What is the necessity of comparing different countries or states? Give one example of a recent model of comparison.

Countries or states are often classified as developed or underdeveloped depending upon several factors. These factors range from per capita income to the death rate that is currently prevalent in the region. The comparison is often taken in the negative connotation, but in reality, it provides a clear picture of where a country or state’s development stands. Without comparison, It would be impossible to say whether the country or state’s development is progressing or not. Comparison helps us to understand the mechanics behind this difference in development and apply well thought out solutions to rectify the issues and problems that are hampering the development process.


The simplest form in which countries or states are compared is based on the per capita income. The World Development Report (WDR) is an annual report published since 1978 by the International Bank for Reconstruction and Development (IBRD) or World Bank. It provides an in-depth analysis of various aspects of economic development.

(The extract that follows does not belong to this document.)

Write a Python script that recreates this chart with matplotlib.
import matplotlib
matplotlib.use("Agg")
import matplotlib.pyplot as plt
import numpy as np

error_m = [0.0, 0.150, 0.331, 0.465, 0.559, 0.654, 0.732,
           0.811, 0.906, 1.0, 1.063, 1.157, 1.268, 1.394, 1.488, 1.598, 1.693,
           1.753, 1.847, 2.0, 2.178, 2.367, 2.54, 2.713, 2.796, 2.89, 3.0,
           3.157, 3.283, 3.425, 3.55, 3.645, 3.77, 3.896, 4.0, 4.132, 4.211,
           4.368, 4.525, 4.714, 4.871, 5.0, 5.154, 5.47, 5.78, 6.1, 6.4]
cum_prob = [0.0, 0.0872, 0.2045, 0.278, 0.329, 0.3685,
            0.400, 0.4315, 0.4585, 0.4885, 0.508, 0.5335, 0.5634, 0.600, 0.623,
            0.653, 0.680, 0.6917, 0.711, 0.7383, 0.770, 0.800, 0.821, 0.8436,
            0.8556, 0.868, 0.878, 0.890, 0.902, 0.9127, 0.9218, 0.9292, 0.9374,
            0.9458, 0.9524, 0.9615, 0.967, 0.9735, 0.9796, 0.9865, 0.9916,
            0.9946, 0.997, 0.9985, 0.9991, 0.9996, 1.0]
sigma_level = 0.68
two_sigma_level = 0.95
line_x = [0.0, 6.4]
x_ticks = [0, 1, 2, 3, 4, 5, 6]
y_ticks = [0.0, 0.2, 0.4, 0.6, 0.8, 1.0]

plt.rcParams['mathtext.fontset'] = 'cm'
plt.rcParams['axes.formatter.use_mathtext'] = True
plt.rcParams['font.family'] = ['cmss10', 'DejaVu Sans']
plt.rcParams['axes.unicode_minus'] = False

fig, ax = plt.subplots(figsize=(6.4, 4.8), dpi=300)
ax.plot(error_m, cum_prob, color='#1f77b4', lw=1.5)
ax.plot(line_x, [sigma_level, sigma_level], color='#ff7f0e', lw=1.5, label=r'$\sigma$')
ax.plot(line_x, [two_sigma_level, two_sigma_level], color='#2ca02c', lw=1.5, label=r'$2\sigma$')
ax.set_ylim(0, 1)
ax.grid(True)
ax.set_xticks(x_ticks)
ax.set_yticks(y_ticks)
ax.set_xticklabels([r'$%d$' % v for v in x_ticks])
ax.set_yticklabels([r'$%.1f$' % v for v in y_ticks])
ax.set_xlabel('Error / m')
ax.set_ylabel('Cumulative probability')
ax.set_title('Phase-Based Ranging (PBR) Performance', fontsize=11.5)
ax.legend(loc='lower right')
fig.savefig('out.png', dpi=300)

One aspect that it uses is per capita income which is the total income of the country divided by its total population. Countries with per capita income of US$ 12236 per annum and above in 2016, are called rich countries and those with per capita income of US$ 1005 or less are called low-income countries. India comes in the category of low middle-income countries because its per capita income in 2016 was just US$ 1840 per annum. The rich countries, excluding countries of the Middle East and certain other small countries, are generally called developed countries.